**Problem to solve:** Pull out each line of the data that includes the word "this".

**Dataset records:**
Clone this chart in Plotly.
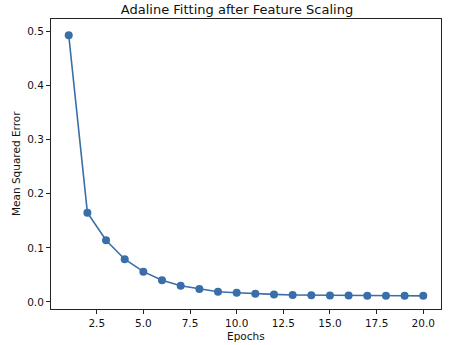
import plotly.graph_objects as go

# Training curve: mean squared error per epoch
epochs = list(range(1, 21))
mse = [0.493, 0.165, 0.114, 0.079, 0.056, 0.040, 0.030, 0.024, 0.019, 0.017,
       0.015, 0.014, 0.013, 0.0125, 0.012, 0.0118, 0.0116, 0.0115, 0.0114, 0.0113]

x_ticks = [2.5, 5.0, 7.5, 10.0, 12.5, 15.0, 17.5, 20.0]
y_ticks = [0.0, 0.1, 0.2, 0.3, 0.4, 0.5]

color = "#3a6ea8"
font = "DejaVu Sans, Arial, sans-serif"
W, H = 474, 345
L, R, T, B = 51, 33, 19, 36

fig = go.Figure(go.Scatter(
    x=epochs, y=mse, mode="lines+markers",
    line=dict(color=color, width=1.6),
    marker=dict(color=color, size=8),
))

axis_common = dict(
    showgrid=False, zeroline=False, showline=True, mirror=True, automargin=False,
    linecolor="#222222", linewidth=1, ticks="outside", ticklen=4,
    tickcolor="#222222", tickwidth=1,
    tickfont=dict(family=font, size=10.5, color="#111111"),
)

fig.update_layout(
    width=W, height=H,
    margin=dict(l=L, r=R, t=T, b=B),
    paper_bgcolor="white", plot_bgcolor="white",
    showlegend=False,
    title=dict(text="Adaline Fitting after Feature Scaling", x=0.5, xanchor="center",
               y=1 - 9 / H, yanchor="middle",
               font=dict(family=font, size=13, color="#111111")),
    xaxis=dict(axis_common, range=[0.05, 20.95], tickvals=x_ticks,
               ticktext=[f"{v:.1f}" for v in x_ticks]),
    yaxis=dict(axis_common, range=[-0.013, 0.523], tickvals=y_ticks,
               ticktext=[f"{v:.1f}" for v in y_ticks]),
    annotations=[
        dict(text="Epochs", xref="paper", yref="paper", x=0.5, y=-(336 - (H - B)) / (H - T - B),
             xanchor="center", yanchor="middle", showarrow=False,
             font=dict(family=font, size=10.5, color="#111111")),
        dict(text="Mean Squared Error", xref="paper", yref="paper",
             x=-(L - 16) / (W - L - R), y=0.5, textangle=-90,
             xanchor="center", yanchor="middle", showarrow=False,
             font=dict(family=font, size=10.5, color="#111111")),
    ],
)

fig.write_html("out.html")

==

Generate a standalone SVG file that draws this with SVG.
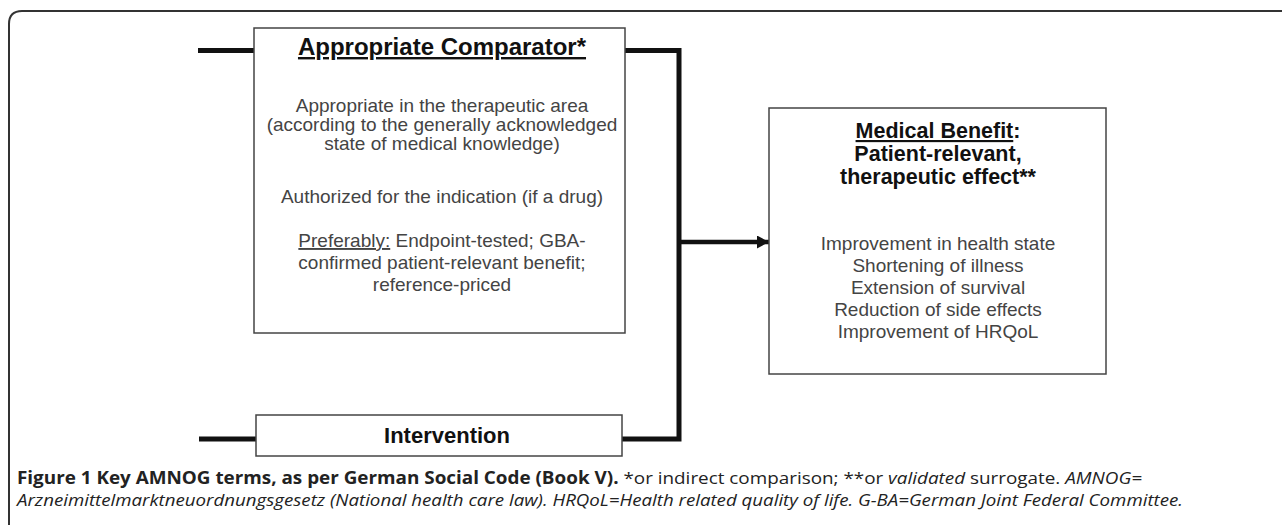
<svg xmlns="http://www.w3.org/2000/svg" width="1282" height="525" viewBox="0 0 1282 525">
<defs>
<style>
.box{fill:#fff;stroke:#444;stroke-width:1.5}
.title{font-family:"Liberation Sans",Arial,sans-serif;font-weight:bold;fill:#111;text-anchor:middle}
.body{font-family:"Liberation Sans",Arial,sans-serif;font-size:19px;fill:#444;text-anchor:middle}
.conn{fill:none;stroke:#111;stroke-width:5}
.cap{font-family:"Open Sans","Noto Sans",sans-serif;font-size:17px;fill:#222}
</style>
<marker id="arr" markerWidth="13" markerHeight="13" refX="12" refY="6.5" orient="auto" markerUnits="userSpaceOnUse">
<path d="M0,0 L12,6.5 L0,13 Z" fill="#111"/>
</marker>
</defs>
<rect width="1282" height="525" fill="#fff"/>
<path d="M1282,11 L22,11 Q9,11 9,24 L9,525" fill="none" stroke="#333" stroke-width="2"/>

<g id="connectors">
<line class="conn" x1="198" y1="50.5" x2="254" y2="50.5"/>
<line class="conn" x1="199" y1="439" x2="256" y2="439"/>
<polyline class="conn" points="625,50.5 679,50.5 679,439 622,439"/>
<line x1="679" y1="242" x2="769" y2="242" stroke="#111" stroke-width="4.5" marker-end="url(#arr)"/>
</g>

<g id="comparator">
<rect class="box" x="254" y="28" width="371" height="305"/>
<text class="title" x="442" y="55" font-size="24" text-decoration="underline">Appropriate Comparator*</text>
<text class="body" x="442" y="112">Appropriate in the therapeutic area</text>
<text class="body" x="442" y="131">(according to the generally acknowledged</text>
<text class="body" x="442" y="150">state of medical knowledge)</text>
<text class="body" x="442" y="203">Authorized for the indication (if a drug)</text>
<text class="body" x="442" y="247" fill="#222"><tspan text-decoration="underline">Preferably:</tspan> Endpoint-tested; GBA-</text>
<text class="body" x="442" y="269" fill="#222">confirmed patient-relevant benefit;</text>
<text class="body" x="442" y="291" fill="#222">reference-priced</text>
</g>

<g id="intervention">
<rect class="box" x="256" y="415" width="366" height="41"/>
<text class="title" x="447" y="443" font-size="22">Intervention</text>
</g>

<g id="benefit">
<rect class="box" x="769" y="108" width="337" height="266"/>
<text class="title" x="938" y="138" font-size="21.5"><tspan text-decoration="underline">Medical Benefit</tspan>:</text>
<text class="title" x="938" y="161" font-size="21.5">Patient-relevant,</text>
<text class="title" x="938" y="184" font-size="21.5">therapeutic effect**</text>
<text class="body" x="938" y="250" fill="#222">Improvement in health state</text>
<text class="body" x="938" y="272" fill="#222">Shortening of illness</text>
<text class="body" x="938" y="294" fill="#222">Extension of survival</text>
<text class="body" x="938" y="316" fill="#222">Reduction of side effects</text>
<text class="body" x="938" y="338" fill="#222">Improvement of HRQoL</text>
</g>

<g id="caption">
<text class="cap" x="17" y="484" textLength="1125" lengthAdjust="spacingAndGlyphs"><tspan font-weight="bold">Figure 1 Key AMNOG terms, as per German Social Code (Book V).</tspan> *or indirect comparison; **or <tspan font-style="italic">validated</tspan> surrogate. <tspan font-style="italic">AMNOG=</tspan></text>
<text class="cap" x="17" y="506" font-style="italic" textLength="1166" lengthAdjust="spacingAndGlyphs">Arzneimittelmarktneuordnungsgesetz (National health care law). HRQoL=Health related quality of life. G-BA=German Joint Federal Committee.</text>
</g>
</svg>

**Full solution:**
Clone this chart in Plotly.
Generate a standalone SVG file that draws this with SVG.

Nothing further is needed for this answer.